§ **Stated task**:
Write out the material below again, unchanged.

§ **Given material**:
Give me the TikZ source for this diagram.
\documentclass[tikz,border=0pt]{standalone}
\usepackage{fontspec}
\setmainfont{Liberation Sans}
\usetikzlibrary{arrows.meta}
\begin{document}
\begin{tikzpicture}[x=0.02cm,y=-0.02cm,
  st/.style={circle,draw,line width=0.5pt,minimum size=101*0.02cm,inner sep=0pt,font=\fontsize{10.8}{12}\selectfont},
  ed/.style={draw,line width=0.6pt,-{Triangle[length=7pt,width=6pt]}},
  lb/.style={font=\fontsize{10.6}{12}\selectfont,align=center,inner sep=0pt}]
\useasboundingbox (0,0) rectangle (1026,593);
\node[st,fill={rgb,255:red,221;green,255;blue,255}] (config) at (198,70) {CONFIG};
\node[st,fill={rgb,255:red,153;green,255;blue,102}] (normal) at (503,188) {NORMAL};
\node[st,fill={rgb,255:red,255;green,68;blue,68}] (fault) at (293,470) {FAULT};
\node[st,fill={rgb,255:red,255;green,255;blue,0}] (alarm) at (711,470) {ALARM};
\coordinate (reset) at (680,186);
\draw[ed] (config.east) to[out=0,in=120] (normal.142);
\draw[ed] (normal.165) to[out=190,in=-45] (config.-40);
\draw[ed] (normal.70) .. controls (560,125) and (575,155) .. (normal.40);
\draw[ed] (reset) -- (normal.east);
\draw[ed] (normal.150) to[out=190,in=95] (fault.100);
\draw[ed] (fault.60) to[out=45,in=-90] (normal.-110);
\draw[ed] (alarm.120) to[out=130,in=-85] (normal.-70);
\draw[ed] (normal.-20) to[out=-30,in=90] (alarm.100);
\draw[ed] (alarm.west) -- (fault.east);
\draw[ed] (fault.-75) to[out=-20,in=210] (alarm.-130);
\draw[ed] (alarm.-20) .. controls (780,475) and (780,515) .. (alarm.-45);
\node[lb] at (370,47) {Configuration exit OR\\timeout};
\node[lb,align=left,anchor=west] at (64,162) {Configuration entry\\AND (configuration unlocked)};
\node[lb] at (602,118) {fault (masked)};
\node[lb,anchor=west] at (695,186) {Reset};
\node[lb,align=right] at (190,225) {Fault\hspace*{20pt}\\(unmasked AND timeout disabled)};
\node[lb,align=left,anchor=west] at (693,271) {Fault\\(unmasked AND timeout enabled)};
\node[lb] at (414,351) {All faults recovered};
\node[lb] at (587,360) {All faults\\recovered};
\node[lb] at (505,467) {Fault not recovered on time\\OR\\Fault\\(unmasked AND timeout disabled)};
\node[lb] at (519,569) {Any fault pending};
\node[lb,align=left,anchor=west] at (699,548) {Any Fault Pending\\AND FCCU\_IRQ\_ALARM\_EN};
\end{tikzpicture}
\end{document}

§ **Reply**:
Give me the TikZ source for this diagram.
\documentclass[tikz,border=0pt]{standalone}
\usepackage{fontspec}
\setmainfont{Liberation Sans}
\usetikzlibrary{arrows.meta}
\begin{document}
\begin{tikzpicture}[x=0.02cm,y=-0.02cm,
  st/.style={circle,draw,line width=0.5pt,minimum size=101*0.02cm,inner sep=0pt,font=\fontsize{10.8}{12}\selectfont},
  ed/.style={draw,line width=0.6pt,-{Triangle[length=7pt,width=6pt]}},
  lb/.style={font=\fontsize{10.6}{12}\selectfont,align=center,inner sep=0pt}]
\useasboundingbox (0,0) rectangle (1026,593);
\node[st,fill={rgb,255:red,221;green,255;blue,255}] (config) at (198,70) {CONFIG};
\node[st,fill={rgb,255:red,153;green,255;blue,102}] (normal) at (503,188) {NORMAL};
\node[st,fill={rgb,255:red,255;green,68;blue,68}] (fault) at (293,470) {FAULT};
\node[st,fill={rgb,255:red,255;green,255;blue,0}] (alarm) at (711,470) {ALARM};
\coordinate (reset) at (680,186);
\draw[ed] (config.east) to[out=0,in=120] (normal.142);
\draw[ed] (normal.165) to[out=190,in=-45] (config.-40);
\draw[ed] (normal.70) .. controls (560,125) and (575,155) .. (normal.40);
\draw[ed] (reset) -- (normal.east);
\draw[ed] (normal.150) to[out=190,in=95] (fault.100);
\draw[ed] (fault.60) to[out=45,in=-90] (normal.-110);
\draw[ed] (alarm.120) to[out=130,in=-85] (normal.-70);
\draw[ed] (normal.-20) to[out=-30,in=90] (alarm.100);
\draw[ed] (alarm.west) -- (fault.east);
\draw[ed] (fault.-75) to[out=-20,in=210] (alarm.-130);
\draw[ed] (alarm.-20) .. controls (780,475) and (780,515) .. (alarm.-45);
\node[lb] at (370,47) {Configuration exit OR\\timeout};
\node[lb,align=left,anchor=west] at (64,162) {Configuration entry\\AND (configuration unlocked)};
\node[lb] at (602,118) {fault (masked)};
\node[lb,anchor=west] at (695,186) {Reset};
\node[lb,align=right] at (190,225) {Fault\hspace*{20pt}\\(unmasked AND timeout disabled)};
\node[lb,align=left,anchor=west] at (693,271) {Fault\\(unmasked AND timeout enabled)};
\node[lb] at (414,351) {All faults recovered};
\node[lb] at (587,360) {All faults\\recovered};
\node[lb] at (505,467) {Fault not recovered on time\\OR\\Fault\\(unmasked AND timeout disabled)};
\node[lb] at (519,569) {Any fault pending};
\node[lb,align=left,anchor=west] at (699,548) {Any Fault Pending\\AND FCCU\_IRQ\_ALARM\_EN};
\end{tikzpicture}
\end{document}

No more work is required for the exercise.